Más allá de la falla técnica, el apagón nacional refleja una falla de gobernanza. No existe una autoridad reguladora con independencia técnica y política suficiente para fiscalizar a las empresas generadoras ni para imponer políticas de sostenibilidad energética a largo plazo. Cada gobierno anuncia un “plan integral” que se diluye en el cortoplacismo político y en la tentación de convertir la electricidad en instrumento electoral.
El costo económico y social de los apagones es incalculable. Miles de pequeñas empresas pierden producción, los hogares ven dañados sus equipos eléctricos y la ciudadanía experimenta una frustración colectiva que se traduce en pérdida de confianza institucional. La energía, en un país en desarrollo, no es solo un servicio: es la columna vertebral del progreso. Sin energía estable, no hay desarrollo, ni competitividad, ni bienestar posible.

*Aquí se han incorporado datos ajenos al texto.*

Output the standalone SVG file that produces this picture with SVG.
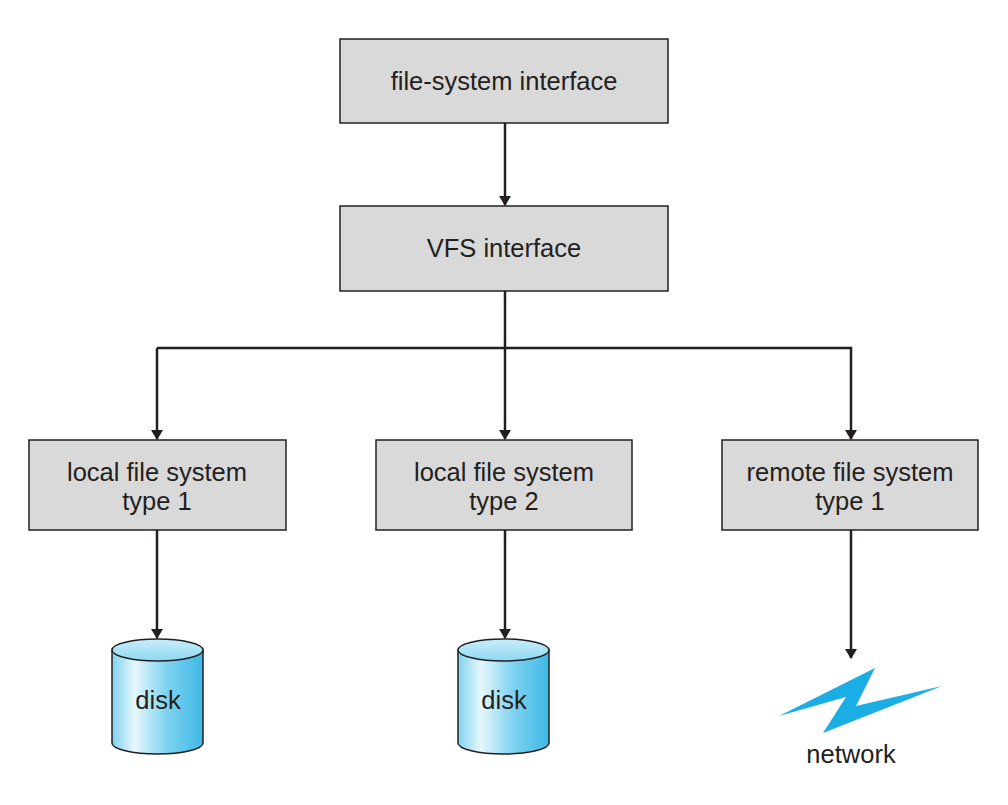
<svg xmlns="http://www.w3.org/2000/svg" width="1008" height="805" viewBox="0 0 1008 805">
<style>
.box{fill:#d9d9d9;stroke:#231f20;stroke-width:1.5}
.t{font-family:"Liberation Sans",Arial,sans-serif;font-size:25.5px;fill:#231f20;text-anchor:middle}
.c{fill:none;stroke:#231f20;stroke-width:2.5}
.disk{fill:url(#g);stroke:#231f20;stroke-width:1.5}
</style>
<defs>
<marker id="a" markerWidth="10" markerHeight="12" refX="9" refY="6" orient="auto" markerUnits="userSpaceOnUse"><path d="M0,0 L10,6 L0,12 z" fill="#231f20"/></marker>
<linearGradient id="g" x1="0" x2="1" y1="0" y2="0"><stop offset="0" stop-color="#7fd3f0"/><stop offset="0.25" stop-color="#e6f7fd"/><stop offset="0.6" stop-color="#7fd3f0"/><stop offset="1" stop-color="#3fb9e6"/></linearGradient>
<linearGradient id="gt" x1="0" x2="0" y1="0" y2="1"><stop offset="0" stop-color="#c9eefb"/><stop offset="1" stop-color="#8fd8f3"/></linearGradient>
</defs>
<rect x="0" y="0" width="1008" height="805" fill="#fff"/>
<g id="connectors">
<line class="c" x1="505" y1="123" x2="505" y2="205" marker-end="url(#a)"/>
<line class="c" x1="505" y1="291" x2="505" y2="439" marker-end="url(#a)"/>
<polyline class="c" points="157,348 851,348 851,439" marker-end="url(#a)"/>
<line class="c" x1="157" y1="348" x2="157" y2="439" marker-end="url(#a)"/>
<line class="c" x1="157" y1="530" x2="157" y2="638" marker-end="url(#a)"/>
<line class="c" x1="505" y1="530" x2="505" y2="638" marker-end="url(#a)"/>
<line class="c" x1="851" y1="530" x2="851" y2="658" marker-end="url(#a)"/>
</g>
<g id="fsi"><rect class="box" x="340" y="39" width="328" height="84"/><text class="t" x="504" y="90">file-system interface</text></g>
<g id="vfs"><rect class="box" x="340" y="206" width="328" height="85"/><text class="t" x="504" y="257">VFS interface</text></g>
<g id="lfs1"><rect class="box" x="29" y="440" width="257" height="90"/><text class="t" x="157" y="481">local file system</text><text class="t" x="157" y="510">type 1</text></g>
<g id="lfs2"><rect class="box" x="376" y="440" width="256" height="90"/><text class="t" x="504" y="481">local file system</text><text class="t" x="504" y="510">type 2</text></g>
<g id="rfs"><rect class="box" x="722" y="440" width="256" height="90"/><text class="t" x="850" y="481">remote file system</text><text class="t" x="850" y="510">type 1</text></g>
<g id="disk1"><path class="disk" d="M112,650 L112,743 A45.5,11 0 0 0 203,743 L203,650"/><ellipse cx="157.5" cy="650" rx="45.5" ry="11" fill="url(#gt)" stroke="#231f20" stroke-width="1.5"/><text class="t" x="158" y="709">disk</text></g>
<g id="disk2"><path class="disk" d="M458,650 L458,743 A45.5,11 0 0 0 549,743 L549,650"/><ellipse cx="503.5" cy="650" rx="45.5" ry="11" fill="url(#gt)" stroke="#231f20" stroke-width="1.5"/><text class="t" x="504" y="709">disk</text></g>
<g id="network"><polygon points="779,716 875,668 856,706 942,686 823,733 846,697" fill="#1aaee5"/><text class="t" x="851" y="763">network</text></g>
</svg>
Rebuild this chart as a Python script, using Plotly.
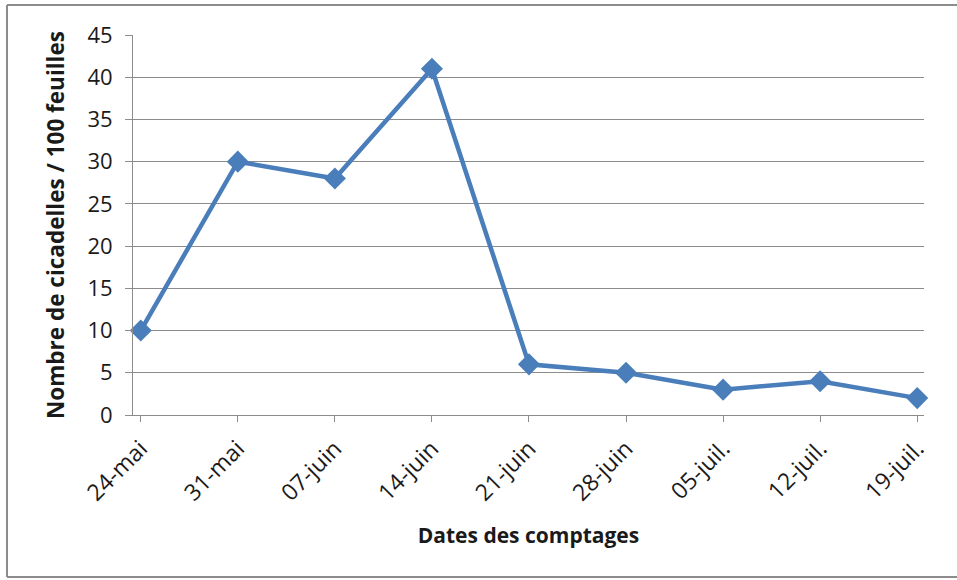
import plotly.graph_objects as go

dates = ["24-mai", "31-mai", "07-juin", "14-juin", "21-juin", "28-juin", "05-juil.", "12-juil.", "19-juil."]
counts = [10, 30, 28, 41, 6, 5, 3, 4, 2]
y_ticks = [0, 5, 10, 15, 20, 25, 30, 35, 40, 45]

W, H = 957, 580
L, R, T, B = 133, 33, 35, 165

fig = go.Figure()
fig.add_trace(go.Scatter(
    x=list(range(len(dates))), y=counts, mode="lines+markers",
    line=dict(color="#4A7EBB", width=4.5),
    marker=dict(symbol="diamond", size=17, color="#4A7EBB"),
    showlegend=False, cliponaxis=False,
))

pw = W - L - R
ph = H - T - B
bx0 = (7 - L) / pw
bx1 = (W + 30 - L) / pw
by0 = -(577 - T - ph) / ph
by1 = 1 + (T - 5) / ph
border = dict(color="#8c8c8c", width=2)
for x0, y0, x1, y1 in [(bx0, by0, bx0, by1), (bx0, by1, bx1, by1), (bx0, by0, bx1, by0)]:
    fig.add_shape(type="line", xref="paper", yref="paper",
                  x0=x0, y0=y0, x1=x1, y1=y1, line=border, layer="below")

fig.update_layout(
    width=W, height=H, margin=dict(l=L, r=R, t=T, b=B, autoexpand=False),
    paper_bgcolor="white", plot_bgcolor="white",
    font=dict(family="Open Sans", color="#1a1a1a", size=20),
    xaxis=dict(
        tickmode="array", tickvals=list(range(len(dates))), ticktext=dates,
        range=[-0.08, 8.07], tickangle=-45,
        showgrid=False, zeroline=False,
        showline=True, linecolor="#8c8c8c", linewidth=1,
        ticks="outside", ticklen=6, tickcolor="#8c8c8c",
        tickfont=dict(size=23), ticklabelstandoff=4,
        title=dict(text="<b>Dates des comptages</b>", font=dict(size=21), standoff=22),
        automargin=False,
    ),
    yaxis=dict(
        tickmode="array", tickvals=y_ticks, range=[0, 45],
        showgrid=True, gridcolor="#8c8c8c", gridwidth=1,
        zeroline=False, showline=True, linecolor="#8c8c8c", linewidth=1,
        ticks="outside", ticklen=7, tickcolor="#8c8c8c",
        tickfont=dict(size=22), ticklabelstandoff=8,
        title=dict(text="<b>Nombre de cicadelles / 100 feuilles</b>", font=dict(size=22.5), standoff=16),
        automargin=False,
    ),
)

fig.write_html("out.html", config={"displayModeBar": False},
               post_script="document.body.style.margin='0';document.body.style.overflow='hidden';")
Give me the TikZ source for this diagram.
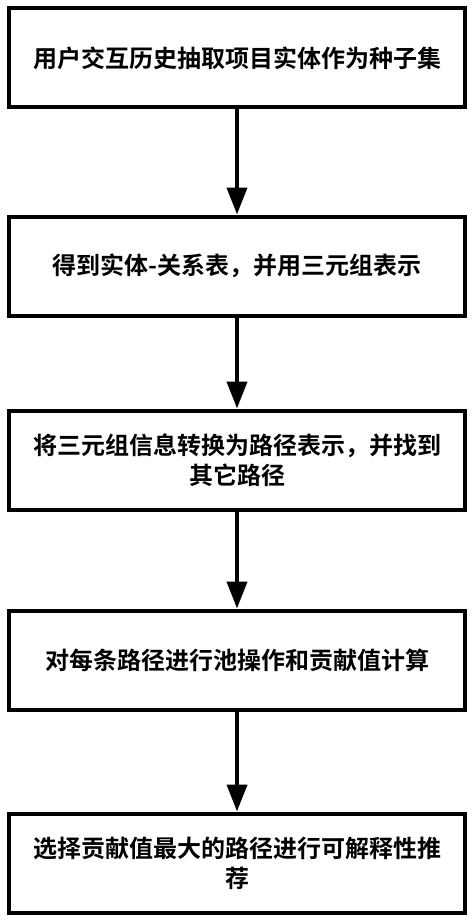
\documentclass[tikz,border=0pt]{standalone}
\usepackage{fontspec}
\setmainfont{Noto Sans CJK SC}[BoldFont={* Bold}]
\usetikzlibrary{arrows.meta}
\begin{document}
\begin{tikzpicture}[x=1pt,y=-1pt,
  stepbox/.style={draw=black,line width=4pt,minimum width=456pt,minimum height=99pt,
    align=center,inner sep=0pt,font=\fontsize{24pt}{30pt}\selectfont\bfseries},
  flow/.style={line width=4pt,-{Triangle[length=27pt,width=20pt]}}]
\useasboundingbox (0,0) rectangle (474,923);
\node[stepbox] (b1) at (237,58) {用户交互历史抽取项目实体作为种子集};
\node[stepbox] (b2) at (237,266) {得到实体-关系表，并用三元组表示};
\node[stepbox] (b3) at (237,460) {将三元组信息转换为路径表示，并找到\\其它路径};
\node[stepbox] (b4) at (237,660) {对每条路径进行池操作和贡献值计算};
\node[stepbox] (b5) at (237,863) {选择贡献值最大的路径进行可解释性推\\荐};
\draw[flow] (b1.south) -- (b2.north);
\draw[flow] (b2.south) -- (b3.north);
\draw[flow] (b3.south) -- (b4.north);
\draw[flow] (b4.south) -- (b5.north);
\end{tikzpicture}
\end{document}
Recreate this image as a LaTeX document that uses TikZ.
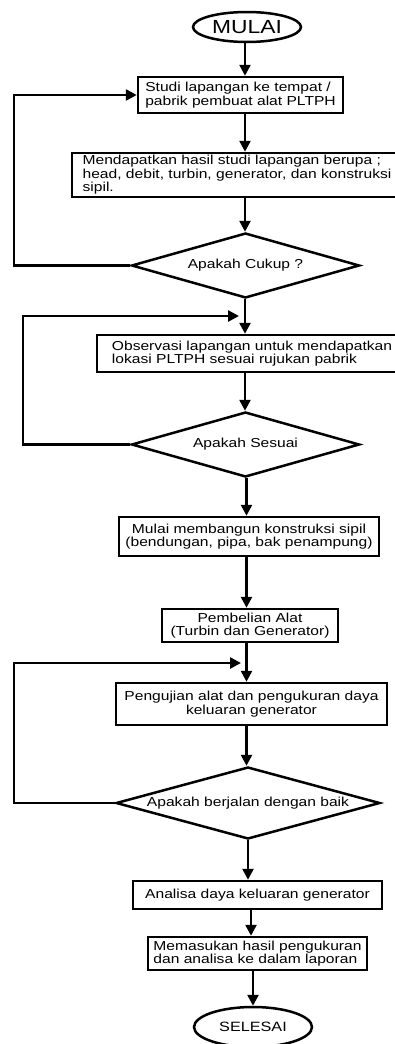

En este contexto, el apagón de antes de ayer no debe verse como un accidente técnico inevitable, sino como la consecuencia directa de un Gobierno que ha contado con los recursos, el tiempo y las condiciones políticas para transformar de manera estructural el sistema eléctrico, pero que ha optado por la improvisación, la falta de planificación y la ausencia de una política pública seria. El PRM recibió un país con una generación robusta, con capacidad instalada suficiente y con bases claras para avanzar en la modernización del sector. Sin embargo, lejos de fortalecer la gobernanza eléctrica, ha permitido el deterioro de las empresas distribuidoras, ha descuidado el mantenimiento preventivo y ha tolerado prácticas gerenciales que evidencian un preocupante nivel de descoordinación institucional.
La historia reciente demuestra que el PRM pudo haber solucionado el problema, pero no lo hizo. Contó con mayorías congresuales, con estabilidad macroeconómica, con financiamiento internacional y con margen político suficiente para ejecutar reformas profundas. Aun así, el Gobierno del cambio, prefirió administrar el sistema con la misma lógica de parches que tantos años ha condenado al país a la incertidumbre energética. El apagón nacional es, por tanto, el resultado natural de una gestión que ha descuidado las verdaderas prioridades. Y mientras el Gobierno insiste en discursos de éxito, la realidad le recuerda al pueblo dominicano que la energía eléctrica, un servicio esencial en cualquier Estado moderno, sigue rehén de la incompetencia, la falta de visión y la incapacidad de gobernar del PRM.